__Aim__: From the listing below, output the lines between the one with "Rebuild this chart" and the one with "fig = go.Figure()", including those two, and nothing else. Pictures are not copied.
╔══
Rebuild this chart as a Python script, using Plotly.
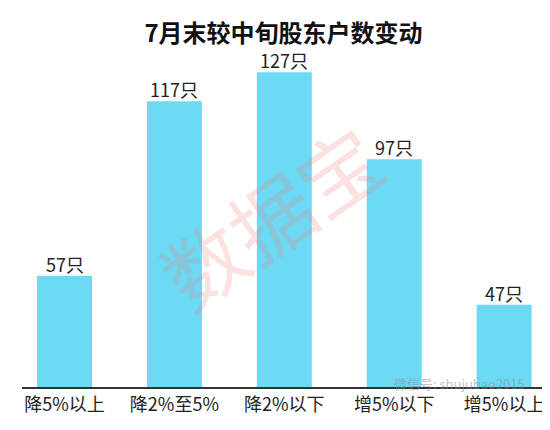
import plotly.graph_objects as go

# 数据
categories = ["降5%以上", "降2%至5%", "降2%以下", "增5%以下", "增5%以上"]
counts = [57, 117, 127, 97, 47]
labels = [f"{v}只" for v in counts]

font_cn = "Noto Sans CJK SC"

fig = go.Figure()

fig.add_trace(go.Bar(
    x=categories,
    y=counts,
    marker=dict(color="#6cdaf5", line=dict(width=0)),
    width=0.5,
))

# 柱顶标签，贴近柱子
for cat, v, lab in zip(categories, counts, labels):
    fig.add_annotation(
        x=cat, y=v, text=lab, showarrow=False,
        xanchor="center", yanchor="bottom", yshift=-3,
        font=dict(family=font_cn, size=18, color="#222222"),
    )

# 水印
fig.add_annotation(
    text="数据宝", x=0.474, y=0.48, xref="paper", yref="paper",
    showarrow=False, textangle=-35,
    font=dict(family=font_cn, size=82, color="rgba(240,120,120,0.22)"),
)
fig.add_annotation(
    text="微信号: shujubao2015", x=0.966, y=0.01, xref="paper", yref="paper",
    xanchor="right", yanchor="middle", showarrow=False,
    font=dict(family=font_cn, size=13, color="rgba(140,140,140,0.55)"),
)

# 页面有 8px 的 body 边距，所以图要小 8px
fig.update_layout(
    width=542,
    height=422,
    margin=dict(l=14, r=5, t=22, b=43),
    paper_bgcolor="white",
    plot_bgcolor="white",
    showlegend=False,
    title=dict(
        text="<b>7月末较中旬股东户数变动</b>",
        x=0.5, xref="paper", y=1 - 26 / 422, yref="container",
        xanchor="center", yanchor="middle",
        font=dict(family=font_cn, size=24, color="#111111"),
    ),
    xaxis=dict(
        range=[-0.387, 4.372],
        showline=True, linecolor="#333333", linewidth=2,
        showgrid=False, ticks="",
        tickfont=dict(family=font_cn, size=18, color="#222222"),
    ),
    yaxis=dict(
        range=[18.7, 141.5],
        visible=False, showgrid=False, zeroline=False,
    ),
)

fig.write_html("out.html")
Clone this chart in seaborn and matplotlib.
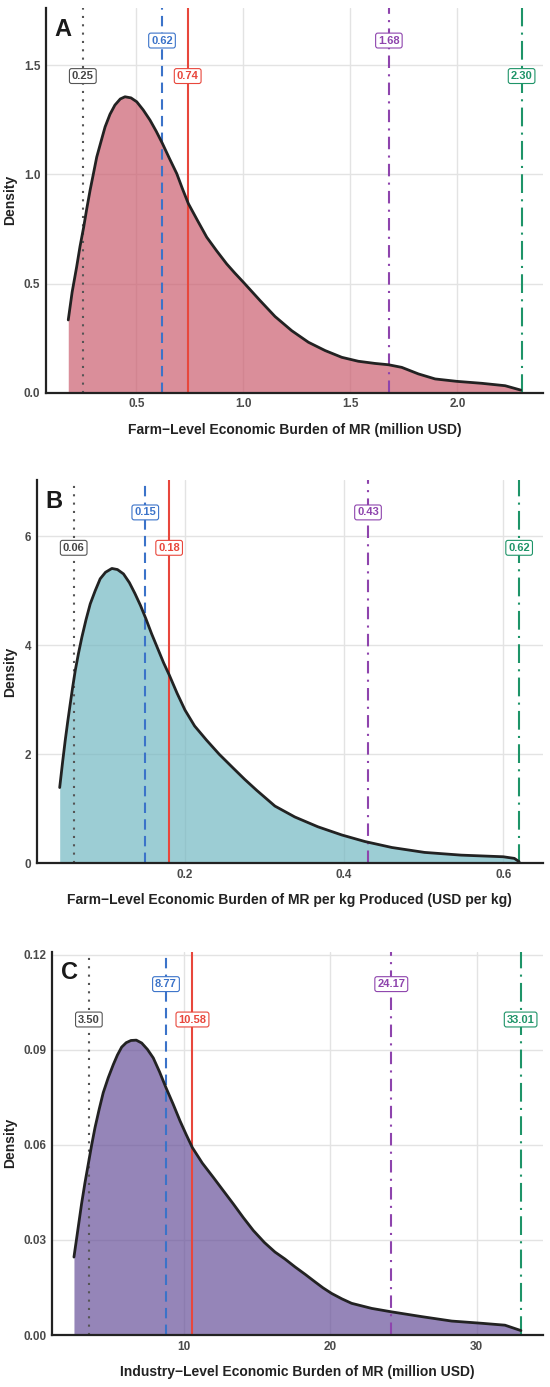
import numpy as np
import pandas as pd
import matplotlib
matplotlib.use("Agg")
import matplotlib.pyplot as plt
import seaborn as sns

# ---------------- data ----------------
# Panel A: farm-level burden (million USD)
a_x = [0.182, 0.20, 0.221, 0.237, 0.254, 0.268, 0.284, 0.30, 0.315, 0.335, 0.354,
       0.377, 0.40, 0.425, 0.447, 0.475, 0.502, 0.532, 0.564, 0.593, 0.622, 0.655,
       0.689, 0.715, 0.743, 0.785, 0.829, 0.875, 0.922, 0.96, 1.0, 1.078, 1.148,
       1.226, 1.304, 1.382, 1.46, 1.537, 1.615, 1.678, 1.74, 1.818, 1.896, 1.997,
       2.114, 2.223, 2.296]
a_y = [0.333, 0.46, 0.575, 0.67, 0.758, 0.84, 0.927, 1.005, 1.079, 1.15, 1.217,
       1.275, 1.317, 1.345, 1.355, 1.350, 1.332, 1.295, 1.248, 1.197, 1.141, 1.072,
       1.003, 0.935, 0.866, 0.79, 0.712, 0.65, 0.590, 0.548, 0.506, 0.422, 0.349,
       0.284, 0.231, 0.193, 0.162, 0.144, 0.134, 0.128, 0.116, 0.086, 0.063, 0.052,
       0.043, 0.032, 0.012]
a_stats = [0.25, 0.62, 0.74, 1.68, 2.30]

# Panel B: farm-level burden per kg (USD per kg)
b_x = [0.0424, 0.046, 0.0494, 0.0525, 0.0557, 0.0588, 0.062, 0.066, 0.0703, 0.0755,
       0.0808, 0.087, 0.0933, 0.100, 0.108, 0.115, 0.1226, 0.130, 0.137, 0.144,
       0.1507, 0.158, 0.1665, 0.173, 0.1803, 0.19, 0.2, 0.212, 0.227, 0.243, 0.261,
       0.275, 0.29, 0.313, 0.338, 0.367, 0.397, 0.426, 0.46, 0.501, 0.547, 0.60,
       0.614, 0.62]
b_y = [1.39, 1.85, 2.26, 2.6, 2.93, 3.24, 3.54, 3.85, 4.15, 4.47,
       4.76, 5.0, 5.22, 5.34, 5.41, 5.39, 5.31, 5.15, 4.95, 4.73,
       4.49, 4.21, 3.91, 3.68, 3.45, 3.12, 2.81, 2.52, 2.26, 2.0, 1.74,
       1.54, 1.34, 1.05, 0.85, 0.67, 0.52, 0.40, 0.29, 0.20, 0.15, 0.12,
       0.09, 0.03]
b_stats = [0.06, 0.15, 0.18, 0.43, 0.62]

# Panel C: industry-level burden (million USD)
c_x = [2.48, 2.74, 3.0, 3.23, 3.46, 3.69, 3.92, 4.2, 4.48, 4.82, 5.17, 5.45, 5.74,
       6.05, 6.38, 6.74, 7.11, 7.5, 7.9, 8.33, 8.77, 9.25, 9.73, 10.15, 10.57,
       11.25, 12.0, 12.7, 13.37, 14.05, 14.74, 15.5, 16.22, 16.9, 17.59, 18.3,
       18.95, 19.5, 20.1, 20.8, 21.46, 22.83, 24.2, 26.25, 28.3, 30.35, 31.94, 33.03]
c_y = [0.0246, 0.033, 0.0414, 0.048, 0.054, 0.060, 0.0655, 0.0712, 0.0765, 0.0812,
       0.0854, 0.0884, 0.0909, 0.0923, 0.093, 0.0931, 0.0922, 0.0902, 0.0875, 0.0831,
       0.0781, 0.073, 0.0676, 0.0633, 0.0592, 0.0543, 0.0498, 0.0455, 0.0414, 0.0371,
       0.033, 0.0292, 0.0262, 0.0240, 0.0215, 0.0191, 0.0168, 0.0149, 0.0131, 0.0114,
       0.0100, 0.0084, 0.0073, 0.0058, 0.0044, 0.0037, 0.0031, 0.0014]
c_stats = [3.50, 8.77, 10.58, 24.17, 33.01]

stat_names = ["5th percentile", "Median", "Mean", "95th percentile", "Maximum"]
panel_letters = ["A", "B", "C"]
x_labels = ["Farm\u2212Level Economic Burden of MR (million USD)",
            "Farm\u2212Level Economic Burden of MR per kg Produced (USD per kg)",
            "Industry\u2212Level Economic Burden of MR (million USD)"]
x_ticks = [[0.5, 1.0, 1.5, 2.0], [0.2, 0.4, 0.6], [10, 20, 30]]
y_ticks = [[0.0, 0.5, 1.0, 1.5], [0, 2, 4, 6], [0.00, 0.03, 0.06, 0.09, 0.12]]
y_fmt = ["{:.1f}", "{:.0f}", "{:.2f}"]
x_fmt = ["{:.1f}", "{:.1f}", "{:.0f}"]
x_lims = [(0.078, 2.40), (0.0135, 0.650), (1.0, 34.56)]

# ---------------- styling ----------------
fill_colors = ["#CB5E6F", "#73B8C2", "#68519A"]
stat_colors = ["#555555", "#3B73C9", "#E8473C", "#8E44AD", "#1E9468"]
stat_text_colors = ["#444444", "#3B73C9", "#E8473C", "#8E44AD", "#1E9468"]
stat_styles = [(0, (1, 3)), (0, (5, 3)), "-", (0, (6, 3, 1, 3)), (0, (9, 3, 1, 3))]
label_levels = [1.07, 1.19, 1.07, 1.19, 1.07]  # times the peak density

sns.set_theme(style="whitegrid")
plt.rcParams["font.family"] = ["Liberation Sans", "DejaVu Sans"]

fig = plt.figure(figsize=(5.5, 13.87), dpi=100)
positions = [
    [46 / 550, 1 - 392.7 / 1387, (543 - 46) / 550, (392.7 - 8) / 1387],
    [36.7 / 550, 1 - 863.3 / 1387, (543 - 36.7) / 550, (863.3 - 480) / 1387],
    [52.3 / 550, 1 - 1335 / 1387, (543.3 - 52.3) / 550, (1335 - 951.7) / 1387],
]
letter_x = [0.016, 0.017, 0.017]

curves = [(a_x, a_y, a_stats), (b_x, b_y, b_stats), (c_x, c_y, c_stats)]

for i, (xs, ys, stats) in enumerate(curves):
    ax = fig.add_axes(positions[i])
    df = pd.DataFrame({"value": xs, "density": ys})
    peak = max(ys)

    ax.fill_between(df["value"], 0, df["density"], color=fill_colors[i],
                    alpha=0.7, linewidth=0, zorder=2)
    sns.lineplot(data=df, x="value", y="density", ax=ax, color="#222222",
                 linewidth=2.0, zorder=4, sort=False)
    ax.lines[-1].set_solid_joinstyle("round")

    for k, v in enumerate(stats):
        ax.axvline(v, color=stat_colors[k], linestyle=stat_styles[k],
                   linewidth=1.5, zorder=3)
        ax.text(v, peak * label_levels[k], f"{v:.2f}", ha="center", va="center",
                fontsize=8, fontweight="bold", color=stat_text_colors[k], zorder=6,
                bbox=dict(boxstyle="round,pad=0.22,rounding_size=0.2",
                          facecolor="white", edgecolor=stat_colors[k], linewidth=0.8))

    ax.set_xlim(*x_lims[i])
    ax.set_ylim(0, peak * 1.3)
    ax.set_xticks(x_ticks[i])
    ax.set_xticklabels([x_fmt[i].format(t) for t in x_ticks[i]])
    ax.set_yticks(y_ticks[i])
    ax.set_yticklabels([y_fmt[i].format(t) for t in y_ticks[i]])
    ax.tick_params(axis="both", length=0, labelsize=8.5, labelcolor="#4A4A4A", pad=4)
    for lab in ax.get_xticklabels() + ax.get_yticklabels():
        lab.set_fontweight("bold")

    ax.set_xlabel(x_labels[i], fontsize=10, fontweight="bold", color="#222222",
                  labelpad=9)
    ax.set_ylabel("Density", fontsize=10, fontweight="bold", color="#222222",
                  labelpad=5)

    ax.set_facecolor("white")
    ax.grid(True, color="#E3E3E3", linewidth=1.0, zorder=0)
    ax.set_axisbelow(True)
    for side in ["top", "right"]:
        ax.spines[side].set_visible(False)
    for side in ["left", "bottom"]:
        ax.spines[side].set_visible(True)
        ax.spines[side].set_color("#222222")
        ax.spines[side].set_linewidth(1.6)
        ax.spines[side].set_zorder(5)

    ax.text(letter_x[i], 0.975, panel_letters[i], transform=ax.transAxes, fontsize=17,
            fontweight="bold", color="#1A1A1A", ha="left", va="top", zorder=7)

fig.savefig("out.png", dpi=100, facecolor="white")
╚══
╔══
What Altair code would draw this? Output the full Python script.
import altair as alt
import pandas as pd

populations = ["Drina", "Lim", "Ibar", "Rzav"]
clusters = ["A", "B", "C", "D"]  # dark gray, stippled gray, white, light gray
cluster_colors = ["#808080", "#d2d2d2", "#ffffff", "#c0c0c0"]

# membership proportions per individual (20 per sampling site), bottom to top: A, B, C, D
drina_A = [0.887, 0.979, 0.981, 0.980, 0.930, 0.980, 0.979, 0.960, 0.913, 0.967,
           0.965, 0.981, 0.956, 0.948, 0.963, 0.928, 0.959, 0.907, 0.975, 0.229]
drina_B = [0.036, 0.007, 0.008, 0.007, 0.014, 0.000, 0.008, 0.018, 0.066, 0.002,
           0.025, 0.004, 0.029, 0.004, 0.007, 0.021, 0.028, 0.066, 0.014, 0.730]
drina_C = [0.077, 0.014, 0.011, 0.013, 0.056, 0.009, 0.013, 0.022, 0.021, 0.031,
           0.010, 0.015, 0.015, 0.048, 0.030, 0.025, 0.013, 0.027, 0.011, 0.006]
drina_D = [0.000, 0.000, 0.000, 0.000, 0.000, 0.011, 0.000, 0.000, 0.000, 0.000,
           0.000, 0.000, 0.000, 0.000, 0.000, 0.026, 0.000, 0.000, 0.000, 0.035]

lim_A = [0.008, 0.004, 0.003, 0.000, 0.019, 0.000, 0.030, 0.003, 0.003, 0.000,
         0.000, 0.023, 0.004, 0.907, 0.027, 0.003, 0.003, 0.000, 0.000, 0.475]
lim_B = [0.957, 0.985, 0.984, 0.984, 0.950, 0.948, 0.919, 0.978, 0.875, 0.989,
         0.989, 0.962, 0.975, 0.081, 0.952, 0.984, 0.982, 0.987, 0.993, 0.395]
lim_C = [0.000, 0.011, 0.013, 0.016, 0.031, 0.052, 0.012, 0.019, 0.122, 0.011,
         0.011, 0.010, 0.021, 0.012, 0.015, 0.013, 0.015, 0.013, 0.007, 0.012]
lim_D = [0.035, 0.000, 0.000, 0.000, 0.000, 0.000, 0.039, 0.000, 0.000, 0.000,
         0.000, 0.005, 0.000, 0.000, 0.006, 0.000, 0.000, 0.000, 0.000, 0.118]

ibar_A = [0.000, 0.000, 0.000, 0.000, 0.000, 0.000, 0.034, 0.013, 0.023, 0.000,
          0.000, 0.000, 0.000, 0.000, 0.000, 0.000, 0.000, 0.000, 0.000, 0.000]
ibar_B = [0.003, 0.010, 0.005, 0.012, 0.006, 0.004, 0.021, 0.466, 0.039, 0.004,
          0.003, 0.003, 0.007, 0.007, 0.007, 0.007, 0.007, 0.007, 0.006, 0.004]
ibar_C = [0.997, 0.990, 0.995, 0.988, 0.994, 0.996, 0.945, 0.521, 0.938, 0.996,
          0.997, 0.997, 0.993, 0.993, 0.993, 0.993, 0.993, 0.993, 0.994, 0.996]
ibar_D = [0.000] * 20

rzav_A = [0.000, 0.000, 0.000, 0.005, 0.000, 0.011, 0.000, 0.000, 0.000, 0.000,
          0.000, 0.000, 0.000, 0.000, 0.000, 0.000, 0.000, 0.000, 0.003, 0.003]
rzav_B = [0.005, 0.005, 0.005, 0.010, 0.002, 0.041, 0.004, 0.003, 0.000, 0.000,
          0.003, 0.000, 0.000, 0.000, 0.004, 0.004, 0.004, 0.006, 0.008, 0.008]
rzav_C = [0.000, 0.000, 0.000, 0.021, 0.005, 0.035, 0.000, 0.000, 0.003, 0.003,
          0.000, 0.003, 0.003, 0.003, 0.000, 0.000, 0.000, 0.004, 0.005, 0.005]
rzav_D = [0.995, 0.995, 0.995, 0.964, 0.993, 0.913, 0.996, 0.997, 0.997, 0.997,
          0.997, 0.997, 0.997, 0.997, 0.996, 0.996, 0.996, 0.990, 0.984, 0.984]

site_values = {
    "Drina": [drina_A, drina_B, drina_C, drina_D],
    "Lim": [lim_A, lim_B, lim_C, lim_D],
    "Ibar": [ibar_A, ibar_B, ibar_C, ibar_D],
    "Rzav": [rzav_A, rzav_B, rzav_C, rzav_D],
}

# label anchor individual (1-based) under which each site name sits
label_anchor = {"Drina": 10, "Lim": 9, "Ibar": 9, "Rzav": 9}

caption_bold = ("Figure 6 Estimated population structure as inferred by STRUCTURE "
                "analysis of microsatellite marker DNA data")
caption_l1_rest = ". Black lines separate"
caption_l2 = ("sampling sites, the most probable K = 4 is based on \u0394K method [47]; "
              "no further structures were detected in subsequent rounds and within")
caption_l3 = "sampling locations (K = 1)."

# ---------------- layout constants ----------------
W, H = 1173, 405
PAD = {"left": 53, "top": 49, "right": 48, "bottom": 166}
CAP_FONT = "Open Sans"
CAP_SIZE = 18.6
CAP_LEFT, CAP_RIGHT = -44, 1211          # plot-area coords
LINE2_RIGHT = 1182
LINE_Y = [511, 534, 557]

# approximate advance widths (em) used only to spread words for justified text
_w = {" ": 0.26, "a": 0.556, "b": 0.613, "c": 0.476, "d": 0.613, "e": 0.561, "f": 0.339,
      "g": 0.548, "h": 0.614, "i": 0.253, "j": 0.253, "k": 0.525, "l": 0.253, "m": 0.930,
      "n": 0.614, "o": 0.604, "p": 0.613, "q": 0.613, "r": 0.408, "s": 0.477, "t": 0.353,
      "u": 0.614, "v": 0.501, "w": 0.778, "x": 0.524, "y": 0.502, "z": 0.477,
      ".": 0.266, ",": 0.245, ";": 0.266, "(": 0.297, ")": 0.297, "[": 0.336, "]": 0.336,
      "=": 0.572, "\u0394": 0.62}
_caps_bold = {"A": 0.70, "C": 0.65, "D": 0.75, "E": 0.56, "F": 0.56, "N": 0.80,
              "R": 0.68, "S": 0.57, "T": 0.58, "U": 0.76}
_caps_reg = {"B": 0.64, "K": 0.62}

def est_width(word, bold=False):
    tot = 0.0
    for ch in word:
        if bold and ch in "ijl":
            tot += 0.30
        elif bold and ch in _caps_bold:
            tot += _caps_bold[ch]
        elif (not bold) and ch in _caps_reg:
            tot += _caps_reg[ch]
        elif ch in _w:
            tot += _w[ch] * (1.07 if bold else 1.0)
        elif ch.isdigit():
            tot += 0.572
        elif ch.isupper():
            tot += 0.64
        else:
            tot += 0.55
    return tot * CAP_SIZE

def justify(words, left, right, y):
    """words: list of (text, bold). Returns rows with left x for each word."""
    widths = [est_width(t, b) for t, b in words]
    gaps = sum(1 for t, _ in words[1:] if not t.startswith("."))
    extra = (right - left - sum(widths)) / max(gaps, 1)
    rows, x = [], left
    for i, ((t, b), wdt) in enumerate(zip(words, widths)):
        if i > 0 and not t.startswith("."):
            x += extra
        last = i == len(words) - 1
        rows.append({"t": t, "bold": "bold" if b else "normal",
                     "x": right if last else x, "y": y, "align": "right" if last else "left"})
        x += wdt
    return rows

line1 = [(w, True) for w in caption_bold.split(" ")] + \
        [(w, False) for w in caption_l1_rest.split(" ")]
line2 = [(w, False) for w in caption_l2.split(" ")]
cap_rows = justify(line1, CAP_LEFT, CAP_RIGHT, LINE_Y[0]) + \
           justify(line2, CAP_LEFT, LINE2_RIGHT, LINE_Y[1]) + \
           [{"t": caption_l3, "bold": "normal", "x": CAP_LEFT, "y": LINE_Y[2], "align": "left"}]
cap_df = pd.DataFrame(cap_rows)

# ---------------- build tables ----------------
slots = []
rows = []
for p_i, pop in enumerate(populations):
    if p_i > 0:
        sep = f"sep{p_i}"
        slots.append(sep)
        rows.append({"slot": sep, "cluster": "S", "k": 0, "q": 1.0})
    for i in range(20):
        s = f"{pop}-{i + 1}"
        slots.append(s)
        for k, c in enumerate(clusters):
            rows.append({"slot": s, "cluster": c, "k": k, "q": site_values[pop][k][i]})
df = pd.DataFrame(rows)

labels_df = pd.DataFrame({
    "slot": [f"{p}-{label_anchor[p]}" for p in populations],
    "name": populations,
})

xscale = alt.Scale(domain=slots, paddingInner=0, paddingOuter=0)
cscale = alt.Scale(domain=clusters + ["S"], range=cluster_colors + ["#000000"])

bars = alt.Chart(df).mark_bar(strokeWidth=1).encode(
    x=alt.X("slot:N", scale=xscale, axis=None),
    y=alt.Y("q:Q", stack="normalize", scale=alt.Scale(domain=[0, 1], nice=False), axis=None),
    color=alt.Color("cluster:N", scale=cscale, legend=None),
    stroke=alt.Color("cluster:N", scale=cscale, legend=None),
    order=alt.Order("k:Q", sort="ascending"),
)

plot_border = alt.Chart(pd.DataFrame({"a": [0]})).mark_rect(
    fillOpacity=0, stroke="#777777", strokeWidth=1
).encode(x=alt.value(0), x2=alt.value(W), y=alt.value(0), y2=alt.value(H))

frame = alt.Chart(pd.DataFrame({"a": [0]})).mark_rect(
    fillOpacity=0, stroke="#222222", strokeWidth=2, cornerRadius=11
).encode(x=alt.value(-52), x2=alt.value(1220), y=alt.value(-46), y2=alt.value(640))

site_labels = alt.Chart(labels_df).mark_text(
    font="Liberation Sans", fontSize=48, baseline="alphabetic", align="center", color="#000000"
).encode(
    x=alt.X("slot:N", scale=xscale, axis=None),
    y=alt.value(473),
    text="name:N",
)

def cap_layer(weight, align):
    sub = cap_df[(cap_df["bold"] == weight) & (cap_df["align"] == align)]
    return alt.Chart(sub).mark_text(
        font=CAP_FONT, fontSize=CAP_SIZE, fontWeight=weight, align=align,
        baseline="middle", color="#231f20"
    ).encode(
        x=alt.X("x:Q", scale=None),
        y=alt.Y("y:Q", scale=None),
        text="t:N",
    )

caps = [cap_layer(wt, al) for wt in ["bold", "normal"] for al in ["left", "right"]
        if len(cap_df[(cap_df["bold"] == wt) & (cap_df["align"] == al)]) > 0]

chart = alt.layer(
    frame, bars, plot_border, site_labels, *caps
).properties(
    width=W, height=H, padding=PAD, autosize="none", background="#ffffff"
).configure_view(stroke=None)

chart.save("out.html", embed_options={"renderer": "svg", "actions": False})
╚══
__Answer to the exercise__:
Rebuild this chart as a Python script, using Plotly.
import plotly.graph_objects as go

# 数据
categories = ["降5%以上", "降2%至5%", "降2%以下", "增5%以下", "增5%以上"]
counts = [57, 117, 127, 97, 47]
labels = [f"{v}只" for v in counts]

font_cn = "Noto Sans CJK SC"

fig = go.Figure()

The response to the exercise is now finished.